2.There are some entities that provide rental booking services via online platforms which look to some like they may require a real estate license, yet they do not. The key question is whether those entities perform licensed activities (please again see the discussion above regarding section 10131(b) of the Business and Professions Code) or whether they simply provide information, information sharing, and a site to help facilitate the renting of properties. Factors which would be considered in examining whether a license is required are (i) does the entity determine, set, or negotiate the rental price charged for the property, (ii) does the rental customer choose which property to rent, (iii) does the entity have any influence over the accommodations offered for rent, and (iv) does the entity primarily act as a platform to let the housing owners and potential renters interact with each other.
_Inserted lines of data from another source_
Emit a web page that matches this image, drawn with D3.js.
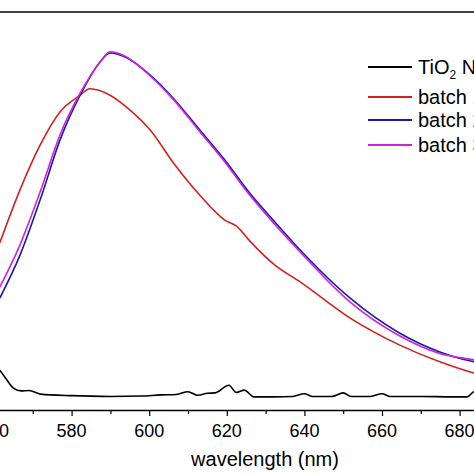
<!DOCTYPE html><html><head><script src="https://cdn.jsdelivr.net/npm/d3@7"></script>
<style>body{margin:0;background:#fff}</style></head><body><svg id="c" width="474" height="474"></svg>
<script>
const xTicks=[560,580,600,620,640,660,680];
const names=["TiO₂ NPs","batch 1","batch 2","batch 3"];
const colors=["#000000","#d42020","#1a1aaa","#d020e0"];
const tio2=[[561.5,10],[563,8],[565,5.5],[567,4.8],[569,4.9],[572,4.0],[580,3.6],[590,3.4],[598,3.5],[603,3.8],[607,3.9],[610,4.6],[612.5,3.7],[615,4.2],[617,4.3],[620.5,6.2],[622.5,4.4],[624.5,5.0],[627,3.3],[632,3.3],[637,3.4],[640,4.1],[642,3.4],[647,3.4],[650,4.3],[652,3.4],[657,3.4],[660,4.1],[662,3.4],[670,3.4],[678,3.3],[682,3.3],[683.7,4.6],[690,5]];
const batch1=[[561.5,42],[566.7,55.3],[571.9,66.6],[577,74.9],[582.2,79.1],[584.7,80.7],[589.9,79.1],[595,75.4],[600.2,70.4],[606.6,61.6],[613,54],[619.5,47.7],[622.5,46.2],[625.9,42.5],[632.4,36.4],[638.9,32.2],[651.8,23.1],[664.6,16.3],[674.9,12.1],[683.7,9.3],[690,8]];
const batch2=[[561.5,28.1],[566.7,38.9],[571.9,52.8],[577,67.8],[582.2,79.1],[587.3,87.4],[589.9,89.7],[593.8,88.7],[600.2,84.2],[606.6,77.9],[613,70.4],[619.5,62.8],[625.9,54.5],[632.4,47.2],[638.9,40.2],[651.8,28.1],[664.6,19.3],[674.9,14.6],[683.7,12.1],[690,11]];
const batch3=[[561.5,30.9],[566.7,41.5],[571.9,54.8],[577,69.1],[582.2,79.6],[587.3,87.4],[589.9,90],[593.8,88.9],[600.2,84.0],[606.6,77.6],[613,70.0],[619.5,62.3],[625.9,54.0],[632.4,46.6],[638.9,39.7],[651.8,27.1],[664.6,18.6],[674.9,14.2],[683.7,12.6],[690,11.5]];
const series=[tio2,batch1,batch2,batch3];
const svg=d3.select("#c");
const x=d3.scaleLinear().domain([560,700]).range([-6,-6+140*3.88]);
const y=d3.scaleLinear().domain([0,100]).range([410,12]);
svg.append("defs").append("clipPath").attr("id","cp").append("rect").attr("x",0).attr("y",12).attr("width",474).attr("height",398);
const line=d3.line().x(d=>x(d[0])).y(d=>y(d[1])).curve(d3.curveMonotoneX);
const g=svg.append("g").attr("clip-path","url(#cp)");
[1,2,3,0].forEach(i=>g.append("path").datum(series[i]).attr("d",line).attr("fill","none").attr("stroke",colors[i]).attr("stroke-width",1.6));
svg.append("line").attr("x1",0).attr("x2",474).attr("y1",12).attr("y2",12).attr("stroke","#000").attr("stroke-width",1.5);
const ax=svg.append("g").attr("transform","translate(0,410)");
ax.call(d3.axisBottom(x).tickValues(d3.range(560,701,10)).tickSize(0).tickFormat(""));
ax.selectAll(".tick line").remove();
ax.select(".domain").attr("stroke-width",1.5);
ax.selectAll(".tick").append("line").attr("y2",d=>d%20===0?6:4).attr("stroke","#000").attr("stroke-width",1.2);
xTicks.forEach(t=>svg.append("text").attr("x",x(t)).attr("y",437).attr("text-anchor","middle").attr("font-family","Liberation Sans, Arial").attr("font-size",18).text(t));
svg.append("text").attr("x",265).attr("y",466).attr("text-anchor","middle").attr("font-family","Liberation Sans, Arial").attr("font-size",20).text("wavelength (nm)");
const ly=[67,97,120,145];
names.forEach((n,i)=>{
 svg.append("line").attr("x1",368).attr("x2",412).attr("y1",ly[i]).attr("y2",ly[i]).attr("stroke",colors[i]).attr("stroke-width",1.8);
 const t=svg.append("text").attr("x",418).attr("y",ly[i]+7).attr("font-family","Liberation Sans, Arial").attr("font-size",20);
 if(i===0){t.append("tspan").text("TiO");t.append("tspan").attr("font-size",12).attr("dy",5).text("2");t.append("tspan").attr("dy",-5).text(" NPs");}
 else t.text(n);
});
</script></body></html>
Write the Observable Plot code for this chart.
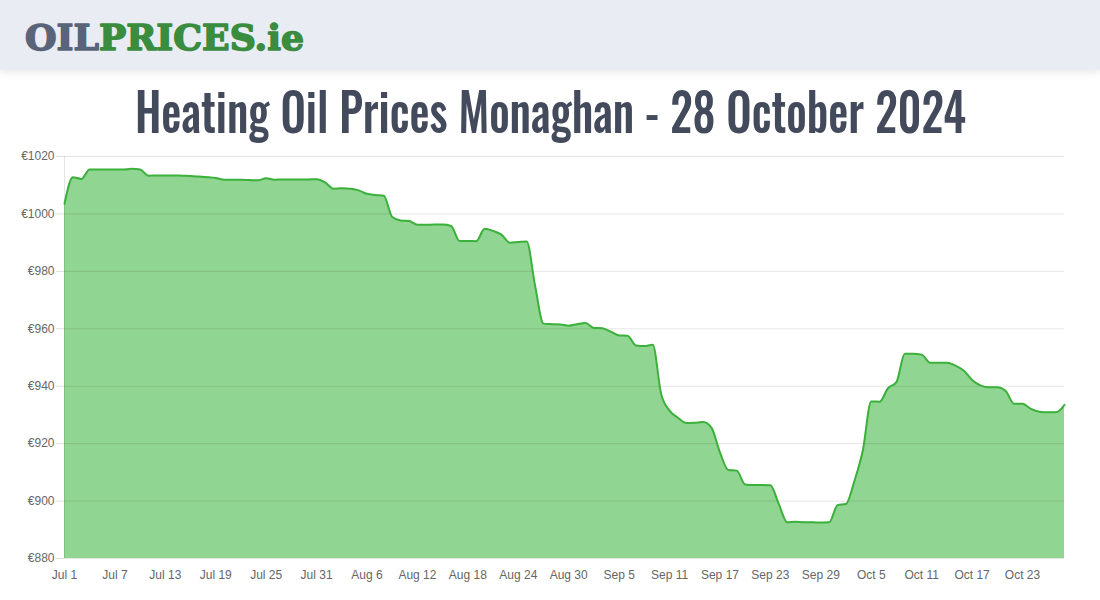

A careful examination of relevant facts would be necessary to reach a determination relative to the need for a real estate license.
Returning now to the question presented at the outset, those acting on behalf of others to lease or rent, solicit tenants for, manage - and handle monies attendant to, and/or do the other above-identified activities with regard to “medium-term” rentals (31 or more days and up to a year) do need a California real estate license (unless a specific legal exemption exists and applies).